- Data section:
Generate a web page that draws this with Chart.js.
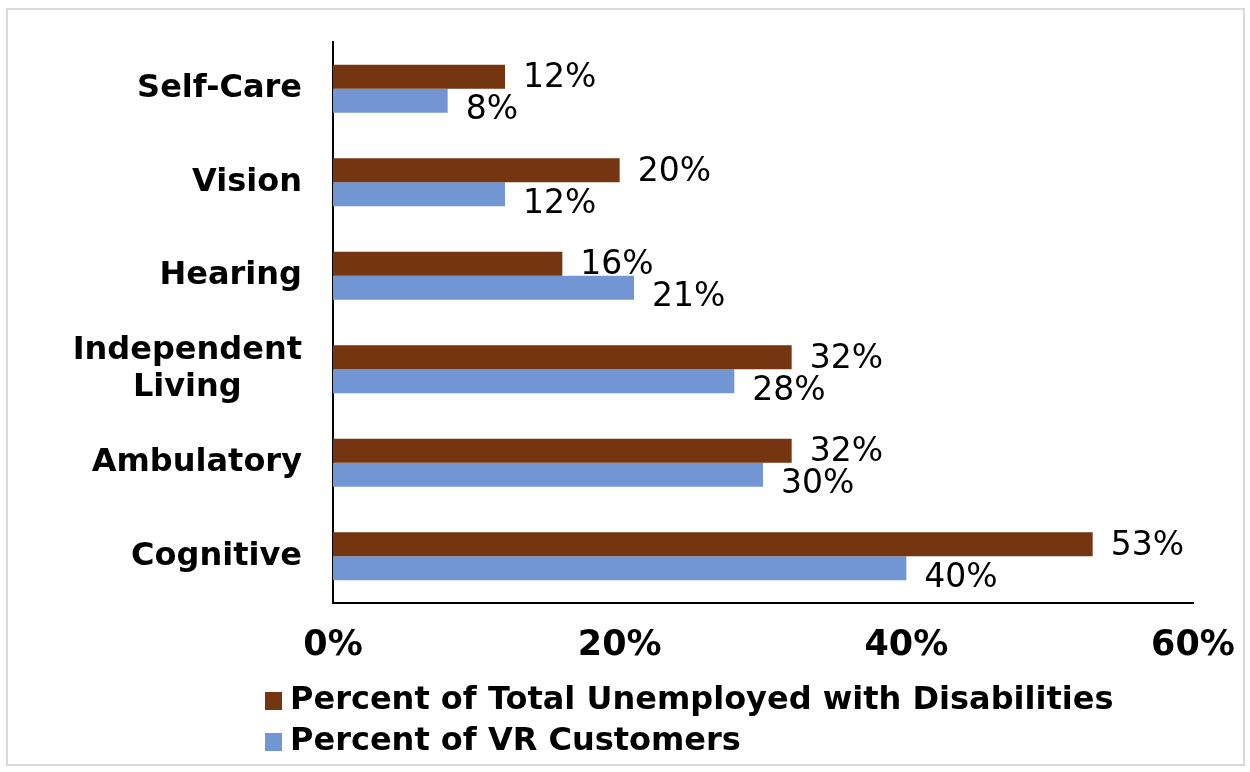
<!DOCTYPE html>
<html>
<head>
<meta charset="utf-8">
<script src="https://cdn.jsdelivr.net/npm/chart.js@4/dist/chart.umd.min.js"></script>
<style>
  html, body { margin: 0; padding: 0; background: #fff; }
  canvas { display: block; }
</style>
</head>
<body>
<canvas id="chart" width="1250" height="772"></canvas>
<script>
// kategorije invaliditeta (odozgo prema dole)
const kategorije = [
  ['Self-Care'],
  ['Vision'],
  ['Hearing'],
  ['Independent', 'Living'],
  ['Ambulatory'],
  ['Cognitive']
];

// procenti po seriji
const nezaposleni = [12, 20, 16, 32, 32, 53];
const vrKorisnici = [8, 12, 21, 28, 30, 40];

const nazivNezaposleni = 'Percent of Total Unemployed with Disabilities';
const nazivVr = 'Percent of VR Customers';

// oznake na x osi
const xTickovi = [0, 20, 40, 60];

const FONT = "'DejaVu Sans', Verdana, sans-serif";
const SMEDJA = '#753510';
const PLAVA = '#7196D3';

// okvir oko cijele slike
const okvirPlugin = {
  id: 'okvir',
  beforeDraw(chart) {
    const ctx = chart.ctx;
    ctx.save();
    ctx.fillStyle = '#fff';
    ctx.fillRect(0, 0, chart.width, chart.height);
    ctx.strokeStyle = '#d9d9d9';
    ctx.lineWidth = 2;
    ctx.strokeRect(7, 9, 1237, 756);
    ctx.restore();
  }
};

// nazivi kategorija lijevo od y ose (višeredni centrirani)
const kategorijePlugin = {
  id: 'kategorije',
  afterDraw(chart) {
    const ctx = chart.ctx;
    const yScale = chart.scales.y;
    const desno = chart.chartArea.left - 31;
    const visinaReda = 37;
    ctx.save();
    ctx.font = 'bold 32px ' + FONT;
    ctx.fillStyle = '#000';
    ctx.textBaseline = 'middle';
    ctx.textAlign = 'center';
    kategorije.forEach((linije, i) => {
      const yc = yScale.getPixelForTick(i);
      const sirina = Math.max(...linije.map(l => ctx.measureText(l).width));
      const cx = desno - sirina / 2;
      const pocetak = yc - (linije.length - 1) * visinaReda / 2;
      linije.forEach((l, j) => ctx.fillText(l, cx, pocetak + j * visinaReda));
    });
    ctx.restore();
  }
};

// vrijednosti pored kraja svake trake
const vrijednostiPlugin = {
  id: 'vrijednosti',
  afterDatasetsDraw(chart) {
    const ctx = chart.ctx;
    ctx.save();
    ctx.font = '33px ' + FONT;
    ctx.fillStyle = '#000';
    ctx.textBaseline = 'middle';
    ctx.textAlign = 'left';
    const pomak = [2, 10];
    chart.data.datasets.forEach((ds, d) => {
      chart.getDatasetMeta(d).data.forEach((bar, i) => {
        ctx.fillText(ds.data[i] + '%', bar.x + 18, bar.y + pomak[d]);
      });
    });
    ctx.restore();
  }
};

// legenda ispod grafa, poravnata lijevo
const legendaPlugin = {
  id: 'legenda',
  afterDraw(chart) {
    const ctx = chart.ctx;
    ctx.save();
    ctx.font = 'bold 32px ' + FONT;
    ctx.textBaseline = 'middle';
    ctx.textAlign = 'left';
    const redovi = [701, 742];
    chart.data.datasets.forEach((ds, d) => {
      const y = redovi[d];
      ctx.fillStyle = ds.backgroundColor;
      ctx.fillRect(265, y - 9, 17, 18);
      ctx.fillStyle = '#000';
      ctx.fillText(ds.label, 290, y);
    });
    ctx.restore();
  }
};

new Chart(document.getElementById('chart'), {
  type: 'bar',
  data: {
    labels: kategorije.map(k => k.join(' ')),
    datasets: [
      {
        label: nazivNezaposleni,
        data: nezaposleni,
        backgroundColor: SMEDJA,
        categoryPercentage: 0.513,
        barPercentage: 1.0
      },
      {
        label: nazivVr,
        data: vrKorisnici,
        backgroundColor: PLAVA,
        categoryPercentage: 0.513,
        barPercentage: 1.0
      }
    ]
  },
  options: {
    indexAxis: 'y',
    responsive: false,
    animation: false,
    layout: {
      padding: { left: 0, right: 57, top: 42, bottom: 99 }
    },
    plugins: {
      legend: { display: false },
      tooltip: { enabled: false }
    },
    scales: {
      x: {
        min: 0,
        max: 60,
        afterBuildTicks: (scale) => {
          scale.ticks = xTickovi.map(v => ({ value: v }));
        },
        afterFit: (scale) => {
          scale.height = 70;
          scale.paddingLeft = 0;
          scale.paddingRight = 0;
        },
        grid: { display: false, drawTicks: false },
        border: { display: true, color: '#000', width: 2 },
        ticks: {
          padding: 22,
          color: '#000',
          font: { family: FONT, size: 35, weight: 'bold' },
          maxRotation: 0,
          callback: (v) => v + '%'
        }
      },
      y: {
        afterFit: (scale) => { scale.width = 333; },
        grid: { display: false, drawTicks: false },
        border: { display: true, color: '#000', width: 2 },
        ticks: { display: false }
      }
    }
  },
  plugins: [okvirPlugin, kategorijePlugin, vrijednostiPlugin, legendaPlugin]
});
</script>
</body>
</html>
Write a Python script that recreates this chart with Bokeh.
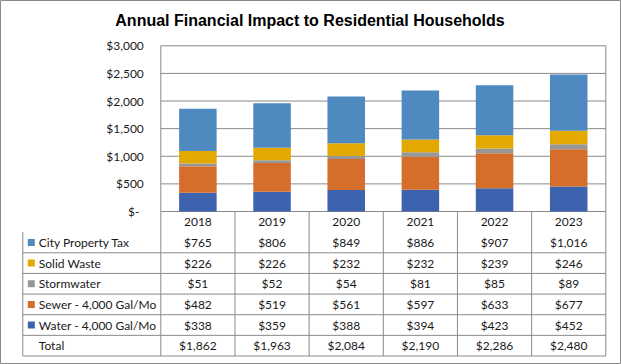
from bokeh.plotting import figure
from bokeh.models import Range1d, ColumnDataSource
from bokeh.core.properties import value
from bokeh.embed import file_html
from bokeh.resources import INLINE

# ---------------- data ----------------
title_text = "Annual Financial Impact to Residential Households"
years = ["2018", "2019", "2020", "2021", "2022", "2023"]
water = [338, 359, 388, 394, 423, 452]
sewer = [482, 519, 561, 597, 633, 677]
storm = [51, 52, 54, 81, 85, 89]
solid = [226, 226, 232, 232, 239, 246]
city = [765, 806, 849, 886, 907, 1016]
totals = [1862, 1963, 2084, 2190, 2286, 2480]
series_names = ["Water - 4,000 Gal/Mo", "Sewer - 4,000 Gal/Mo", "Stormwater",
                "Solid Waste", "City Property Tax"]
series_values = [water, sewer, storm, solid, city]
series_colors = ["#3D63AE", "#D46E2A", "#979797", "#E3A900", "#4E8AC0"]
y_ticks = [0, 500, 1000, 1500, 2000, 2500, 3000]
y_tick_labels = ["$-", "$500", "$1,000", "$1,500", "$2,000", "$2,500", "$3,000"]

FONT = "Lato"
TXT = "#1a1a1a"
LINE = "#8a8a8a"

W, H = 621, 364
X0, X6 = 160.3, 605.3          # pixel x of plot-area left/right
ux = (X6 - X0) / 6             # px per category unit
Y0, Y3000 = 211.0, 45.3        # pixel y of $0 and $3,000
py = (Y0 - Y3000) / 3000       # px per dollar


def dx(px):
    return (px - X0) / ux


def dy(px):
    return (Y0 - px) / py


p = figure(width=W, height=H, output_backend="svg", toolbar_location=None,
           x_range=Range1d(dx(0), dx(W)), y_range=Range1d(dy(H), dy(0)),
           min_border_left=0, min_border_right=0, min_border_top=0, min_border_bottom=0)
p.outline_line_color = LINE
p.outline_line_width = 1
p.xgrid.visible = False
p.ygrid.visible = False
p.xaxis.visible = False
p.yaxis.visible = False
p.background_fill_color = "white"
p.border_fill_color = "white"

xs = [i + 0.5 for i in range(len(years))]

# ---- chart: gridlines and plot-area sides
p.segment(x0=[0] * len(y_ticks), x1=[6] * len(y_ticks), y0=y_ticks, y1=y_ticks,
          line_color=LINE, line_width=1)
p.segment(x0=[0, 6], x1=[0, 6], y0=[0, 0], y1=[y_ticks[-1]] * 2,
          line_color=LINE, line_width=1)

src = ColumnDataSource(dict(x=xs, **{n: v for n, v in zip(series_names, series_values)}))
p.vbar_stack(series_names, x="x", width=0.506, color=series_colors, line_color=None, source=src)

# y tick labels ("$-" is accounting-format, sits a little further left)
lab_x = [dx(139.0)] + [dx(143.3)] * (len(y_ticks) - 1)
p.text(x=lab_x, y=y_ticks, text=y_tick_labels, text_align="right", text_baseline="middle",
       text_font=value(FONT), text_font_size="12px", text_color=TXT)

# title
p.text(x=[dx(309.5)], y=[dy(19.8)], text=[title_text], text_align="center", text_baseline="middle",
       text_font=value("Liberation Sans"), text_font_style="bold", text_font_size="16px",
       text_color="#000000")

# ---- data table
rh = (355.5 - Y0) / 7
nrows = len(series_names) + 1          # body rows (series + total)


def row_y(j):                           # boundary j, j=0 bottom of table, j=7 top (the $0 line)
    return dy(Y0 + (7 - j) * rh)


left = dx(22.3)
hy = [row_y(j) for j in range(nrows)]
p.segment(x0=[left] * nrows, x1=[6] * nrows, y0=hy, y1=hy, line_color=LINE, line_width=1)
p.segment(x0=list(range(7)), x1=list(range(7)), y0=[row_y(0)] * 7, y1=[0] * 7,
          line_color=LINE, line_width=1)
p.segment(x0=[left], x1=[left], y0=[row_y(0)], y1=[row_y(nrows)], line_color=LINE, line_width=1)

# header
p.text(x=xs, y=[dy(Y0 + 0.5 * rh)] * len(xs), text=years, text_align="center", text_baseline="middle",
       text_font=value(FONT), text_font_size="12px", text_color=TXT)

row_names = list(reversed(series_names))
row_vals = list(reversed(series_values))
row_cols = list(reversed(series_colors))
sw_x = dx(30.8)
lb_x = dx(38.3)
for k, (nm, vals, col) in enumerate(zip(row_names, row_vals, row_cols)):
    yy = dy(Y0 + (k + 1.5) * rh)
    p.scatter(x=[sw_x], y=[yy], marker="square", size=7, color=col, line_color=None)
    p.text(x=[lb_x], y=[yy], text=[nm], text_align="left", text_baseline="middle",
           text_font=value(FONT), text_font_size="12px", text_color=TXT)
    p.text(x=xs, y=[yy] * len(xs), text=[f"${v:,}" for v in vals], text_align="center",
           text_baseline="middle", text_font=value(FONT), text_font_size="12px", text_color=TXT)

yt = dy(Y0 + 6.5 * rh)
p.text(x=[lb_x], y=[yt], text=["Total"], text_align="left", text_baseline="middle",
       text_font=value(FONT), text_font_size="12px", text_color=TXT)
p.text(x=xs, y=[yt] * len(xs), text=[f"${v:,}" for v in totals], text_align="center",
       text_baseline="middle", text_font=value(FONT), text_font_size="12px", text_color=TXT)

open("out.html", "w").write(file_html(p, INLINE))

- Task directions:
Leave the pictures out, and transcribe exactly the lines above starting at the one that contains "Write a Python" and ending at the one that contains "xs = [i + 0.5 for i in range(len(years))]".

- Task solution:
Write a Python script that recreates this chart with Bokeh.
from bokeh.plotting import figure
from bokeh.models import Range1d, ColumnDataSource
from bokeh.core.properties import value
from bokeh.embed import file_html
from bokeh.resources import INLINE

# ---------------- data ----------------
title_text = "Annual Financial Impact to Residential Households"
years = ["2018", "2019", "2020", "2021", "2022", "2023"]
water = [338, 359, 388, 394, 423, 452]
sewer = [482, 519, 561, 597, 633, 677]
storm = [51, 52, 54, 81, 85, 89]
solid = [226, 226, 232, 232, 239, 246]
city = [765, 806, 849, 886, 907, 1016]
totals = [1862, 1963, 2084, 2190, 2286, 2480]
series_names = ["Water - 4,000 Gal/Mo", "Sewer - 4,000 Gal/Mo", "Stormwater",
                "Solid Waste", "City Property Tax"]
series_values = [water, sewer, storm, solid, city]
series_colors = ["#3D63AE", "#D46E2A", "#979797", "#E3A900", "#4E8AC0"]
y_ticks = [0, 500, 1000, 1500, 2000, 2500, 3000]
y_tick_labels = ["$-", "$500", "$1,000", "$1,500", "$2,000", "$2,500", "$3,000"]

FONT = "Lato"
TXT = "#1a1a1a"
LINE = "#8a8a8a"

W, H = 621, 364
X0, X6 = 160.3, 605.3          # pixel x of plot-area left/right
ux = (X6 - X0) / 6             # px per category unit
Y0, Y3000 = 211.0, 45.3        # pixel y of $0 and $3,000
py = (Y0 - Y3000) / 3000       # px per dollar


def dx(px):
    return (px - X0) / ux


def dy(px):
    return (Y0 - px) / py


p = figure(width=W, height=H, output_backend="svg", toolbar_location=None,
           x_range=Range1d(dx(0), dx(W)), y_range=Range1d(dy(H), dy(0)),
           min_border_left=0, min_border_right=0, min_border_top=0, min_border_bottom=0)
p.outline_line_color = LINE
p.outline_line_width = 1
p.xgrid.visible = False
p.ygrid.visible = False
p.xaxis.visible = False
p.yaxis.visible = False
p.background_fill_color = "white"
p.border_fill_color = "white"

xs = [i + 0.5 for i in range(len(years))]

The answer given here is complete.